I’ve seen owners get blindsided by "poaching." When your employees can walk fifty feet and get a dollar more per hour plus better perks at a neighboring shop, they’ll do it. High turnover is a silent killer. It costs about $4,000 to $6,000 to replace and train a retail employee when you factor in lost productivity and recruiting time.
The fix is to build a "destination" culture for your staff. This means more than just a decent wage. It means predictable scheduling—which is a rare commodity in retail. I’ve seen shops maintain the same staff for years by simply guaranteeing their hours two weeks in advance. In a center with this much activity, your staff is your front line. If they’re burnt out or looking for the exit, your customer experience will tank, and your regulars will notice.
Miscalculating the Build-Out and Maintenance Costs
The cost of doing business in a premium Mt Pleasant location is higher than people realize. It’s not just the base rent. You have to account for the Common Area Maintenance (CAM) fees, which cover the landscaping, security, and upkeep that make the center attractive.

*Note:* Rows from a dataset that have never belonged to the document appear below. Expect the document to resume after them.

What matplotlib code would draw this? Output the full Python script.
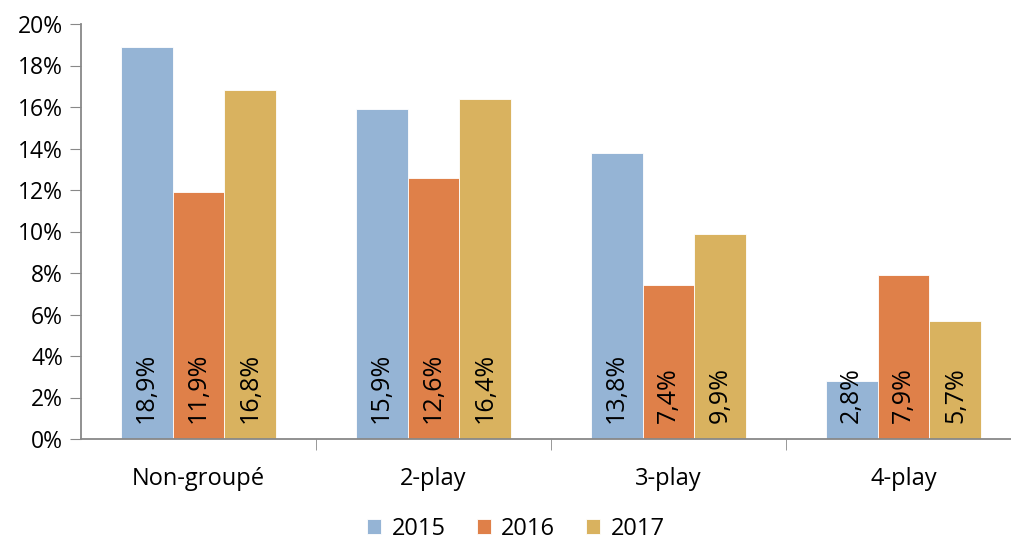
import numpy as np
import matplotlib.pyplot as plt
from matplotlib import rcParams

rcParams.update({
    "font.family": ["Open Sans", "DejaVu Sans"],
    "font.size": 16,
})

categories = ["Non-groupé", "2-play", "3-play", "4-play"]
years = ["2015", "2016", "2017"]
v2015 = [18.9, 15.9, 13.8, 2.8]
v2016 = [11.9, 12.6, 7.4, 7.9]
v2017 = [16.8, 16.4, 9.9, 5.7]
series = [v2015, v2016, v2017]
colors = ["#95B4D5", "#DF8049", "#D9B25F"]

fig = plt.figure(figsize=(10.12, 5.4), dpi=100)
# axes extend slightly past the right edge, like the original crop
ax = fig.add_axes([81 / 1012, 1 - 439 / 540, (1021 - 81) / 1012, 415 / 540])

x = np.arange(len(categories))
w = 0.221
for i, (vals, col) in enumerate(zip(series, colors)):
    pos = x + (i - 1) * w
    ax.bar(pos, vals, width=w, color=col, edgecolor="white", linewidth=0.6,
           label=years[i])
    for p, v in zip(pos, vals):
        ax.text(p, 0.75, f"{v:.1f}%".replace(".", ","), rotation=90,
                ha="center", va="bottom", fontsize=18, color="black")

ax.set_xlim(-0.5, len(categories) - 0.5)
ax.set_ylim(0, 20)
ax.set_yticks(np.arange(0, 21, 2))
ax.set_yticklabels([f"{t}%" for t in range(0, 21, 2)], fontsize=16.5)
ax.set_xticks(x)
ax.set_xticklabels(categories, fontsize=17)
ax.tick_params(axis="x", length=0, pad=20)
ax.set_xticks(np.arange(0.5, len(categories) - 0.5, 1), minor=True)
ax.tick_params(axis="x", which="minor", length=8, color="#888888", direction="out")
ax.tick_params(axis="y", length=8, color="#888888", direction="out", pad=5)

for s in ["top", "right"]:
    ax.spines[s].set_visible(False)
for s in ["left", "bottom"]:
    ax.spines[s].set_color("#888888")
    ax.spines[s].set_linewidth(1.3)

handles, labels = ax.get_legend_handles_labels()
fig.legend(handles, labels, loc="center", bbox_to_anchor=(516 / 1012, 1 - 529 / 540),
           ncol=3, frameon=False, handlelength=0.6, handleheight=0.6,
           columnspacing=1.3, handletextpad=0.45, fontsize=17)

fig.savefig("out.png", dpi=100)
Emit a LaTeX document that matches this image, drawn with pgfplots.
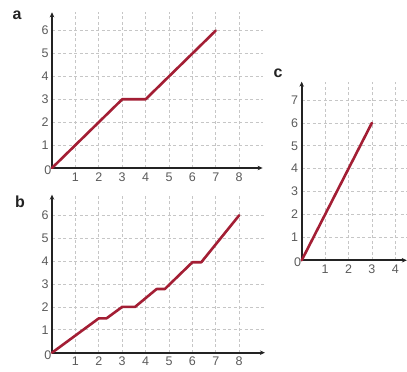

I’ve seen tenants get into legal trouble because they didn't read the fine print on their "triple net" (NNN) lease. They didn't realize they were responsible for a pro-rata share of a massive roof repair or a parking lot repaving. Suddenly, their monthly overhead jumped by $1,500, and their razor-thin margins vanished.

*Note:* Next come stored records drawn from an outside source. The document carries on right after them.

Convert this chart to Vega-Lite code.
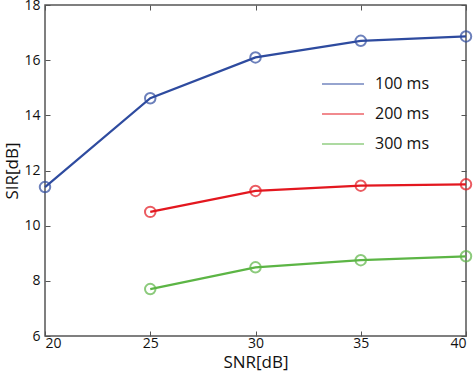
{
  "$schema": "https://vega.github.io/schema/vega-lite/v6.json",
  "width": 421,
  "height": 331,
  "autosize": {"type": "none"},
  "padding": {"left": 45, "top": 5, "right": 8, "bottom": 41},
  "background": "white",
  "config": {
    "font": "Open Sans",
    "view": {"stroke": "#555555", "strokeWidth": 1.5},
    "axis": {
      "grid": false,
      "domain": false,
      "tickColor": "#555555",
      "tickSize": -5,
      "tickWidth": 1,
      "labelFont": "Open Sans",
      "labelFontSize": 14,
      "labelColor": "#111111",
      "titleFont": "Open Sans",
      "titleFontSize": 17,
      "titleFontWeight": "normal",
      "titleColor": "#111111"
    }
  },
  "data": {
    "values": [
      {"snr": 20, "sir": 11.4, "series": "100 ms"},
      {"snr": 25, "sir": 14.62, "series": "100 ms"},
      {"snr": 30, "sir": 16.1, "series": "100 ms"},
      {"snr": 35, "sir": 16.7, "series": "100 ms"},
      {"snr": 40, "sir": 16.86, "series": "100 ms"},
      {"snr": 25, "sir": 10.5, "series": "200 ms"},
      {"snr": 30, "sir": 11.26, "series": "200 ms"},
      {"snr": 35, "sir": 11.45, "series": "200 ms"},
      {"snr": 40, "sir": 11.5, "series": "200 ms"},
      {"snr": 25, "sir": 7.7, "series": "300 ms"},
      {"snr": 30, "sir": 8.49, "series": "300 ms"},
      {"snr": 35, "sir": 8.75, "series": "300 ms"},
      {"snr": 40, "sir": 8.89, "series": "300 ms"}
    ]
  },
  "layer": [
    {
      "encoding": {
        "x": {"field": "snr", "type": "quantitative", "scale": {"domain": [20, 40], "nice": false},
              "axis": {"values": [20, 25, 30, 35, 40], "title": "SNR[dB]", "labelPadding": 5, "titlePadding": 4}},
        "y": {"field": "sir", "type": "quantitative", "scale": {"domain": [6, 18], "nice": false, "zero": false},
              "axis": {"values": [6, 8, 10, 12, 14, 16, 18], "title": "SIR[dB]", "labelPadding": 10, "titlePadding": 2}}
      },
      "layer": [
        {
          "mark": {"type": "line", "strokeWidth": 2.2},
          "encoding": {
            "color": {"field": "series", "type": "nominal",
                      "scale": {"domain": ["100 ms", "200 ms", "300 ms"], "range": ["#2e4b9f", "#e3171f", "#5cb545"]},
                      "legend": {"orient": "none", "legendX": 276, "legendY": 57, "title": null, "padding": 0,
                                 "symbolType": "stroke", "symbolSize": 1764, "symbolStrokeWidth": 1.2,
                                 "labelFontSize": 16, "labelFont": "Open Sans", "labelColor": "#111111",
                                 "rowPadding": -19, "labelOffset": 10}}
          }
        },
        {
          "mark": {"type": "point", "filled": false, "size": 110, "strokeWidth": 2},
          "encoding": {
            "stroke": {"field": "series", "type": "nominal",
                       "scale": {"domain": ["100 ms", "200 ms", "300 ms"], "range": ["#2e4b9f", "#e3171f", "#5cb545"]},
                       "legend": null}
          }
        }
      ]
    },
    {
      "mark": {"type": "point", "opacity": 0},
      "encoding": {
        "x": {"field": "snr", "type": "quantitative", "scale": {"domain": [20, 40], "nice": false},
              "axis": {"orient": "top", "values": [20, 25, 30, 35, 40], "labels": false, "title": null}},
        "y": {"field": "sir", "type": "quantitative", "scale": {"domain": [6, 18], "nice": false, "zero": false},
              "axis": {"orient": "right", "values": [6, 8, 10, 12, 14, 16, 18], "labels": false, "title": null}}
      }
    }
  ],
  "resolve": {"scale": {"x": "independent", "y": "independent"}, "axis": {"x": "independent", "y": "independent"}}
}
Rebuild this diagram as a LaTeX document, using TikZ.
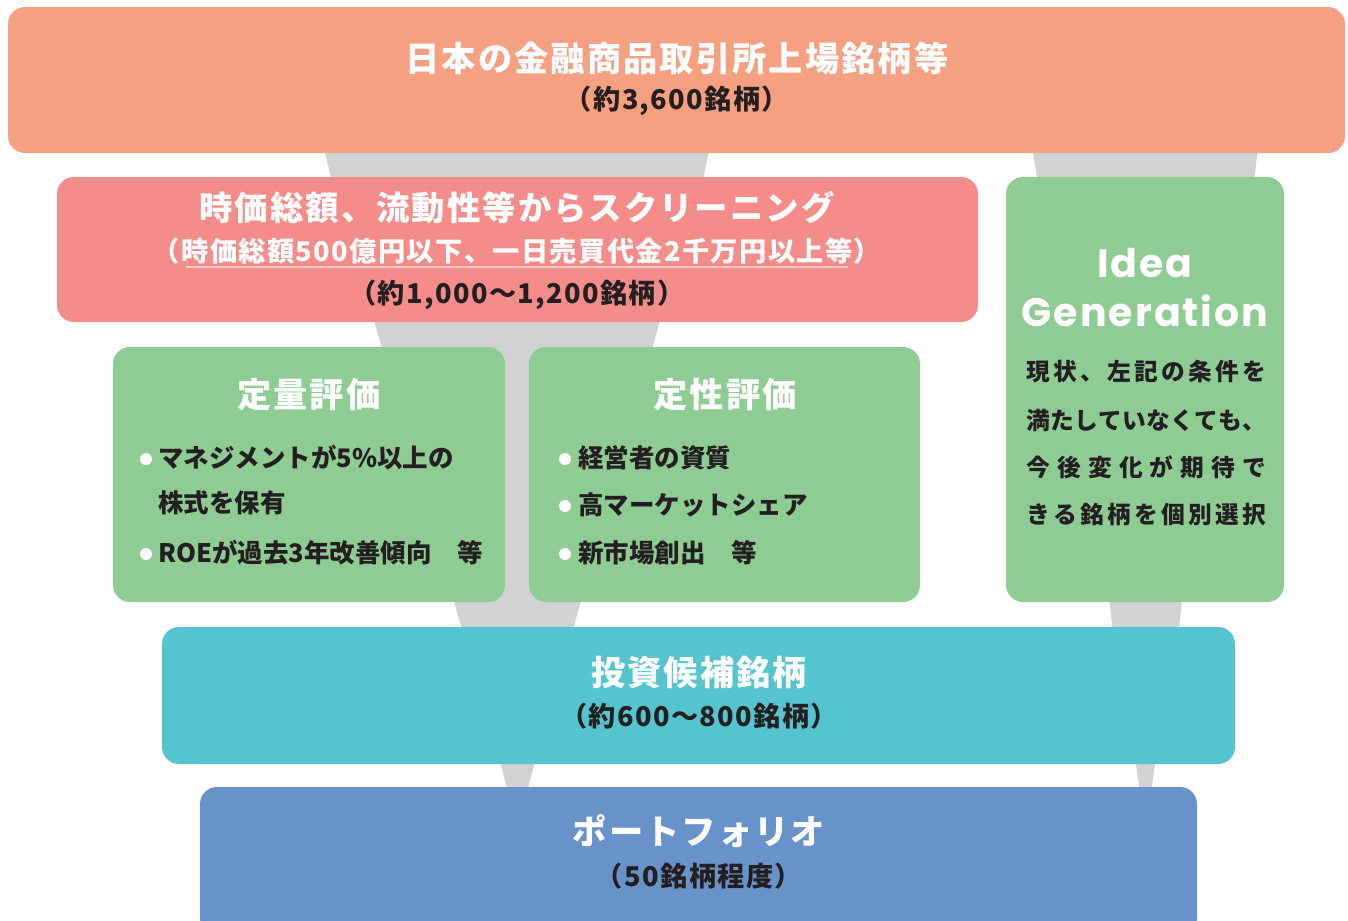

You must have a commercial inspector look at the HVAC system before you sign anything. I’ve seen small business owners inherit a dying 10-ton unit that costs $15,000 to replace. If you don't negotiate that repair or replacement into your lease terms, you're starting your business in a $15,000 hole. Don't let the pretty palm trees and clean sidewalks fool you; the infrastructure under these buildings is aging, and someone has to pay to keep it running.
The Reality Check
Here’s the blunt truth: owning a business here isn't a lifestyle choice; it’s a logistics play. You can't "vibe" your way into a successful storefront in one of the most competitive retail environments in the Lowcountry. If you aren't prepared to be a data-driven operator, you'll be eaten alive by the overhead.
Success requires a relentless focus on the clock. You have to know exactly how much revenue you need to generate per square foot every single day just to break even. Most people I see failing are the ones who treat their shop like a hobby or a passion project. They fall in love with their products but ignore their P&L statements.
The market here is savvy. They have high expectations for service and even higher expectations for convenience. If you can't provide both while managing high rent, rising labor costs, and seasonal fluctuations, you're better off keeping your money in a high-yield savings account. There’s no shame in realizing a location isn't right for your concept before you sign the lease. The real shame is losing your house because you were too proud to admit the math didn't work. Success in this environment is reserved for the people who care more about their spreadsheets than their storefront aesthetics. It’s hard work, the hours are long, and the margin for error is almost non-existent. If that doesn't excite you, don't sign the papers.